For much of my career, I have been fascinated by the ways in which materials behave when we reduce their dimensions to the nanoscale. Over and over, I’ve learned that when we shrink a material down to just a few nanometers in thickness, the familiar textbook rules of physics begin to bend, stretch, or sometimes break entirely. Heat transport is one of the areas where this becomes especially intriguing, because heat is carried by phonons—quantized vibrations of the atomic lattice—and phonons are exquisitely sensitive to spatial confinement.

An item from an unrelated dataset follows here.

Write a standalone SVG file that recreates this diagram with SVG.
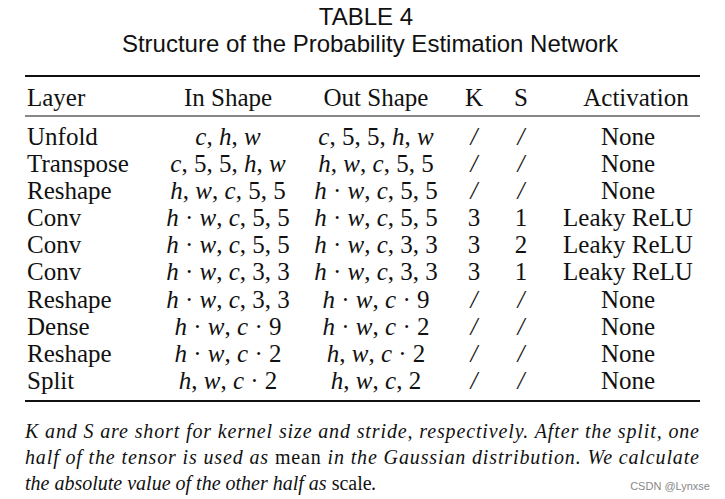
<svg xmlns="http://www.w3.org/2000/svg" width="725" height="499" viewBox="0 0 725 499">
<style>
.t{font-family:"Liberation Sans",Arial,sans-serif;font-size:24px;fill:#111;text-anchor:middle}
.c{font-family:"Liberation Serif","Times New Roman",serif;font-size:25px;fill:#111}
.m{text-anchor:middle}
.i{font-style:italic}
.cap{font-family:"Liberation Serif","Times New Roman",serif;font-size:20px;font-style:italic;fill:#111}
.n{font-style:normal}
line{stroke:#111}
</style>
<rect width="725" height="499" fill="#fff"/>
<text class="t" x="366" y="25">TABLE 4</text>
<text class="t" x="370" y="52">Structure of the Probability Estimation Network</text>
<line x1="25" y1="76" x2="700" y2="76" stroke-width="2"/>
<line x1="25" y1="116" x2="700" y2="116" stroke-width="1"/>
<line x1="25" y1="401" x2="700" y2="401" stroke-width="2"/>
<g class="c">
<text x="27" y="106">Layer</text>
<text class="m" x="228" y="106">In Shape</text>
<text class="m" x="376" y="106">Out Shape</text>
<text class="m" x="474" y="106">K</text>
<text class="m" x="521" y="106">S</text>
<text class="m" x="636" y="106">Activation</text>
</g>
<g class="c" id="rows">
<g id="r1"><text x="27" y="145">Unfold</text><text class="m" x="228" y="145"><tspan class="i">c</tspan>, <tspan class="i">h</tspan>, <tspan class="i">w</tspan></text><text class="m" x="376" y="145"><tspan class="i">c</tspan>, 5, 5, <tspan class="i">h</tspan>, <tspan class="i">w</tspan></text><text class="m i" x="474" y="145">/</text><text class="m i" x="521" y="145">/</text><text class="m" x="628" y="145">None</text></g>
<g id="r2"><text x="27" y="172">Transpose</text><text class="m" x="228" y="172"><tspan class="i">c</tspan>, 5, 5, <tspan class="i">h</tspan>, <tspan class="i">w</tspan></text><text class="m" x="376" y="172"><tspan class="i">h</tspan>, <tspan class="i">w</tspan>, <tspan class="i">c</tspan>, 5, 5</text><text class="m i" x="474" y="172">/</text><text class="m i" x="521" y="172">/</text><text class="m" x="628" y="172">None</text></g>
<g id="r3"><text x="27" y="199">Reshape</text><text class="m" x="228" y="199"><tspan class="i">h</tspan>, <tspan class="i">w</tspan>, <tspan class="i">c</tspan>, 5, 5</text><text class="m" x="376" y="199"><tspan class="i">h</tspan> · <tspan class="i">w</tspan>, <tspan class="i">c</tspan>, 5, 5</text><text class="m i" x="474" y="199">/</text><text class="m i" x="521" y="199">/</text><text class="m" x="628" y="199">None</text></g>
<g id="r4"><text x="27" y="226">Conv</text><text class="m" x="228" y="226"><tspan class="i">h</tspan> · <tspan class="i">w</tspan>, <tspan class="i">c</tspan>, 5, 5</text><text class="m" x="376" y="226"><tspan class="i">h</tspan> · <tspan class="i">w</tspan>, <tspan class="i">c</tspan>, 5, 5</text><text class="m" x="474" y="226">3</text><text class="m" x="521" y="226">1</text><text class="m" x="628" y="226">Leaky ReLU</text></g>
<g id="r5"><text x="27" y="253">Conv</text><text class="m" x="228" y="253"><tspan class="i">h</tspan> · <tspan class="i">w</tspan>, <tspan class="i">c</tspan>, 5, 5</text><text class="m" x="376" y="253"><tspan class="i">h</tspan> · <tspan class="i">w</tspan>, <tspan class="i">c</tspan>, 3, 3</text><text class="m" x="474" y="253">3</text><text class="m" x="521" y="253">2</text><text class="m" x="628" y="253">Leaky ReLU</text></g>
<g id="r6"><text x="27" y="280">Conv</text><text class="m" x="228" y="280"><tspan class="i">h</tspan> · <tspan class="i">w</tspan>, <tspan class="i">c</tspan>, 3, 3</text><text class="m" x="376" y="280"><tspan class="i">h</tspan> · <tspan class="i">w</tspan>, <tspan class="i">c</tspan>, 3, 3</text><text class="m" x="474" y="280">3</text><text class="m" x="521" y="280">1</text><text class="m" x="628" y="280">Leaky ReLU</text></g>
<g id="r7"><text x="27" y="308">Reshape</text><text class="m" x="228" y="308"><tspan class="i">h</tspan> · <tspan class="i">w</tspan>, <tspan class="i">c</tspan>, 3, 3</text><text class="m" x="376" y="308"><tspan class="i">h</tspan> · <tspan class="i">w</tspan>, <tspan class="i">c</tspan> · 9</text><text class="m i" x="474" y="308">/</text><text class="m i" x="521" y="308">/</text><text class="m" x="628" y="308">None</text></g>
<g id="r8"><text x="27" y="335">Dense</text><text class="m" x="228" y="335"><tspan class="i">h</tspan> · <tspan class="i">w</tspan>, <tspan class="i">c</tspan> · 9</text><text class="m" x="376" y="335"><tspan class="i">h</tspan> · <tspan class="i">w</tspan>, <tspan class="i">c</tspan> · 2</text><text class="m i" x="474" y="335">/</text><text class="m i" x="521" y="335">/</text><text class="m" x="628" y="335">None</text></g>
<g id="r9"><text x="27" y="362">Reshape</text><text class="m" x="228" y="362"><tspan class="i">h</tspan> · <tspan class="i">w</tspan>, <tspan class="i">c</tspan> · 2</text><text class="m" x="376" y="362"><tspan class="i">h</tspan>, <tspan class="i">w</tspan>, <tspan class="i">c</tspan> · 2</text><text class="m i" x="474" y="362">/</text><text class="m i" x="521" y="362">/</text><text class="m" x="628" y="362">None</text></g>
<g id="r10"><text x="27" y="389">Split</text><text class="m" x="228" y="389"><tspan class="i">h</tspan>, <tspan class="i">w</tspan>, <tspan class="i">c</tspan> · 2</text><text class="m" x="376" y="389"><tspan class="i">h</tspan>, <tspan class="i">w</tspan>, <tspan class="i">c</tspan>, 2</text><text class="m i" x="474" y="389">/</text><text class="m i" x="521" y="389">/</text><text class="m" x="628" y="389">None</text></g>
</g>
<g class="cap">
<text x="25" y="438" textLength="674" lengthAdjust="spacing">K and S are short for kernel size and stride, respectively. After the split, one</text>
<text x="25" y="464" textLength="674" lengthAdjust="spacing">half of the tensor is used as <tspan class="n">mean</tspan> in the Gaussian distribution. We calculate</text>
<text x="25" y="490">the absolute value of the other half as <tspan class="n">scale</tspan>.</text>
</g>
<text x="710" y="490" text-anchor="end" style="font-family:'Liberation Sans',Arial,sans-serif;font-size:11px;fill:#888">CSDN @Lynxse</text>
</svg>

A few years ago, something puzzling emerged in the literature. Molecular dynamics simulations showed that ultrathin silicon films exhibit a distinct minimum in their thermal conductivity at around one to two nanometers thickness, which corresponds to just a few atomic layers. Even more surprisingly, the thermal conductivity starts to increase again if the material is made even thinner, approaching extreme confinement and the 2D limit.

This runs counter to what every traditional model would predict. According to classical theories such as the Boltzmann transport equation or the Fuchs–Sondheimer boundary-scattering framework, reducing thickness should monotonically suppress thermal conductivity because there is simply less room for phonons to travel freely and carry heat around. Yet the simulations done by the team of Alan McGaughey at Carnegie Mellon University in Pittsburgh insisted otherwise, and no established theory could explain why.